12)THE QUALIFIING REMEMBER
ハムノイズを強調した、ジャムセッション風の演奏だ。走ったりもたったりするリズムで散漫にも聞こえるのに、この魅力的なメロディの歌声についつい引き込まれてしまう。ラストは再びハムノイズに戻り、唐突にカットアウト。
13)LIAR`S TALE
前曲のハムノイズから間をおかずに、軽やかなギターの和音で始まる。
エコーを聞かせて、ときに歪むヴォーカルがとても気持ちいい。バックはリバーブを聞かせたギターで、コードをさりげなく弾くだけ。
しばらくギター一本で雰囲気を盛り上げたあとにドラムやギター、コーラスが入るけれど、一瞬おずおずと鳴らしたあとは再びギター一本にもどる。
この間を生かしたアレンジがめちゃくちゃかっこいい。
14)RADIO SHOW(TRUST RTHE WIZARD)
見事にアルバムをしめるのは、アイディア満載のこの曲だ。
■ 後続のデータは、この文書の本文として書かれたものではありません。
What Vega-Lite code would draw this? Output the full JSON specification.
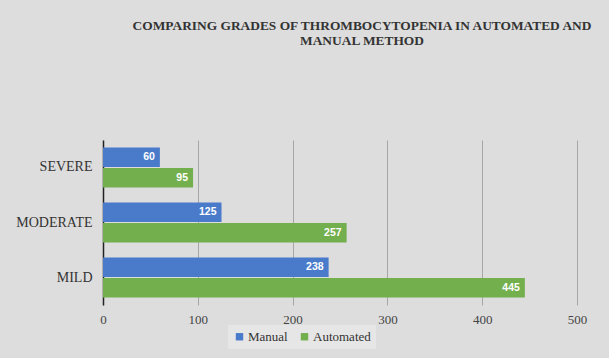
{
  "$schema": "https://vega.github.io/schema/vega-lite/v6.json",
  "width": 474,
  "height": 165,
  "autosize": "none",
  "padding": {"left": 103, "top": 140, "right": 32, "bottom": 53},
  "background": "#dddddd",
  "title": {
    "text": ["COMPARING GRADES OF THROMBOCYTOPENIA IN AUTOMATED AND", "MANUAL METHOD"],
    "font": "Liberation Serif",
    "fontSize": 13.4,
    "fontWeight": "bold",
    "color": "#333333",
    "anchor": "middle",
    "offset": 93,
    "dx": 22,
    "lineHeight": 15
  },
  "data": {
    "values": [
      {"grade": "SEVERE", "method": "Manual", "count": 60},
      {"grade": "SEVERE", "method": "Automated", "count": 95},
      {"grade": "MODERATE", "method": "Manual", "count": 125},
      {"grade": "MODERATE", "method": "Automated", "count": 257},
      {"grade": "MILD", "method": "Manual", "count": 238},
      {"grade": "MILD", "method": "Automated", "count": 445}
    ]
  },
  "encoding": {
    "y": {
      "field": "grade",
      "type": "nominal",
      "sort": ["SEVERE", "MODERATE", "MILD"],
      "scale": {"paddingInner": 0.273, "paddingOuter": 0.136},
      "axis": {
        "title": null,
        "ticks": false,
        "labelFont": "Liberation Serif",
        "labelFontSize": 14,
        "labelColor": "#333333",
        "labelPadding": 11,
        "domainColor": "#222222",
        "domainWidth": 1.5,
        "grid": false
      }
    },
    "yOffset": {
      "field": "method",
      "type": "nominal",
      "sort": ["Manual", "Automated"],
      "scale": {"paddingInner": 0.05}
    },
    "x": {
      "field": "count",
      "type": "quantitative",
      "scale": {"domain": [0, 500]},
      "axis": {
        "title": null,
        "values": [0, 100, 200, 300, 400, 500],
        "ticks": false,
        "domain": false,
        "grid": true,
        "gridColor": "#a6a6a6",
        "labelFlush": false,
        "labelFont": "Liberation Serif",
        "labelFontSize": 13,
        "labelColor": "#444444",
        "labelPadding": 8
      }
    }
  },
  "layer": [
    {
      "mark": {"type": "bar"},
      "encoding": {
        "color": {
          "field": "method",
          "type": "nominal",
          "scale": {"domain": ["Manual", "Automated"], "range": ["#4a7bcb", "#74af4e"]},
          "legend": {
            "title": null,
            "orient": "none",
            "direction": "horizontal",
            "legendX": 125,
            "legendY": 185,
            "symbolType": "square",
            "symbolSize": 55,
            "symbolStrokeWidth": 0,
            "labelFont": "Liberation Serif",
            "labelFontSize": 13,
            "labelColor": "#333333",
            "labelOffset": 2,
            "columnPadding": 10,
            "fillColor": "#e6e6e6",
            "padding": 5
          }
        }
      }
    },
    {
      "mark": {
        "type": "text",
        "align": "right",
        "dx": -5,
        "color": "white",
        "font": "Liberation Sans",
        "fontWeight": "bold",
        "fontSize": 10.5
      },
      "encoding": {
        "text": {"field": "count", "type": "quantitative"}
      }
    }
  ],
  "config": {"view": {"stroke": null}}
}
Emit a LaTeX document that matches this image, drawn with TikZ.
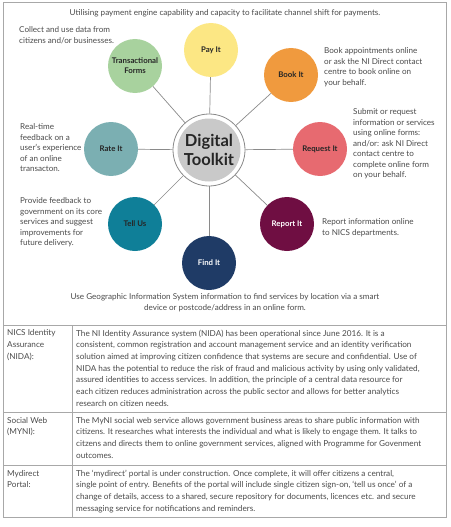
\documentclass[tikz,border=0pt]{standalone}
\usepackage{fontspec}
\setmainfont{Lato}
\definecolor{txtgray}{HTML}{4A4A4A}
\definecolor{bordergray}{HTML}{A8A8A8}
\definecolor{linegray}{HTML}{8A8A8A}
\definecolor{cpay}{HTML}{FCE784}
\definecolor{ctrans}{HTML}{A8D29E}
\definecolor{cbook}{HTML}{F09A3E}
\definecolor{creq}{HTML}{E76A70}
\definecolor{crate}{HTML}{7BAFB2}
\definecolor{ctell}{HTML}{0F7F98}
\definecolor{crep}{HTML}{6F0E42}
\definecolor{cfind}{HTML}{1F3B66}
\definecolor{ccenter}{HTML}{C9C9C9}
\begin{document}
\begin{tikzpicture}[x=1pt,y=-1pt,
  txt/.style={font=\fontsize{8.1}{10.5}\selectfont, text=txtgray, inner sep=0pt, align=left},
  ttxt/.style={font=\fontsize{8.2}{11.7}\selectfont, text=txtgray, inner sep=0pt, align=left},
  circ/.style={circle, minimum size=54pt, inner sep=0pt, font=\bfseries\fontsize{7.8}{10}\selectfont, align=center, text=black!85},
  conn/.style={draw=linegray, line width=0.7pt},
  frame/.style={draw=bordergray, line width=1pt}]
\useasboundingbox (0,0) rectangle (450,527);
% frame and table
\draw[frame] (3,3) rectangle (446,517);
\draw[frame, line width=0.8pt] (3,325) -- (446,325);
\draw[frame, line width=0.8pt] (3,412.6) -- (446,412.6);
\draw[frame, line width=0.8pt] (3,465.3) -- (446,465.3);
\draw[frame, line width=0.8pt] (72,325) -- (72,517);
% centre
\node[circle, minimum size=72pt, inner sep=0pt, draw=linegray, line width=0.8pt, fill=white] (dt) at (209,150) {};
\node[circle, minimum size=63pt, inner sep=0pt, fill=ccenter, font=\bfseries\fontsize{16.5}{19}\selectfont, align=center, text=black!85] (dtin) at (209,150) {Digital\\Toolkit};
% satellites
\node[circ, fill=cpay] (pay) at (211,50) {Pay It};
\node[circ, fill=ctrans] (trans) at (135,66) {Transactional\\Forms};
\node[circ, fill=cbook] (book) at (291,75) {Book It};
\node[circ, fill=creq] (req) at (320,149) {Request It};
\node[circ, fill=crate] (rate) at (111,149) {Rate It};
\node[circ, fill=ctell] (tell) at (135,224) {Tell Us};
\node[circ, fill=crep, text=white] (rep) at (287,224) {Report It};
\node[circ, fill=cfind, text=white] (find) at (209,263) {Find It};
\foreach \n in {pay,trans,book,req,rate,tell,rep,find} \draw[conn] (dt) -- (\n);
% descriptions
\node[txt, anchor=center] (tpay) at (225,13) {Utilising payment engine capability and capacity to facilitate channel shift for payments.};
\node[txt, anchor=north west] (ttrans) at (19,26.5) {Collect and use data from\\citizens and/or businesses.};
\node[txt, anchor=north west] (tbook) at (324,47.5) {Book appointments online\\or ask the NI Direct contact\\centre to book online on\\your behalf.};
\node[txt, anchor=north west] (treq) at (353,108.5) {Submit or request\\information or services\\using online forms:\\and/or: ask NI Direct\\contact centre to\\complete online form\\on your behalf.};
\node[txt, anchor=north west] (trate) at (20,123.5) {Real-time\\feedback on a\\user's experience\\of an online\\transacton.};
\node[txt, anchor=north west] (ttell) at (20,197.5) {Provide feedback to\\government on its core\\services and suggest\\improvements for\\future delivery.};
\node[txt, anchor=north west] (trep) at (322,218.5) {Report information online\\to NICS departments.};
\node[txt, align=center, anchor=north] (tfind) at (225,293.5) {Use Geographic Information System information to find services by location via a smart\\device or postcode/address in an online form.};
% table text
\node[ttxt, anchor=north west] (l1) at (7,329.5) {NICS Identity\\Assurance\\(NIDA):};
\node[ttxt, anchor=north west] (r1) at (76,329.5) {The NI Identity Assurance system (NIDA) has been operational since June 2016. It is a\\consistent, common registration and account management service and an identity verification\\solution aimed at improving citizen confidence that systems are secure and confidential. Use of\\NIDA has the potential to reduce the risk of fraud and malicious activity by using only validated,\\assured identities to access services. In addition, the principle of a central data resource for\\each citizen reduces administration across the public sector and allows for better analytics\\research on citizen needs.};
\node[ttxt, anchor=north west] (l2) at (7,417) {Social Web\\(MYNI):};
\node[ttxt, anchor=north west] (r2) at (76,417) {The MyNI social web service allows government business areas to share public information with\\citizens. It researches what interests the individual and what is likely to engage them. It talks to\\citzens and directs them to online government services, aligned with Programme for Govenment\\outcomes.};
\node[ttxt, anchor=north west] (l3) at (7,469.8) {Mydirect\\Portal:};
\node[ttxt, anchor=north west] (r3) at (76,469.8) {The ‘mydirect’ portal is under construction. Once complete, it will offer citizens a central,\\single point of entry. Benefits of the portal will include single citizen sign-on, ‘tell us once’ of a\\change of details, access to a shared, secure repository for documents, licences etc. and secure\\messaging service for notifications and reminders.};
\end{tikzpicture}
\end{document}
テンポチェンジをさりげなく行いつつ、テープの逆回転を使ってみたり、アウトロをくっつけてみたり。
レコーディング中に思いついたことを、まとめてぶち込んでぐつぐつ煮た曲。
いくつかの曲から、美味しいところをちぎって貼ってるようにも聞こえる。
アルバムのエンディングにふさわしい、いい曲だ。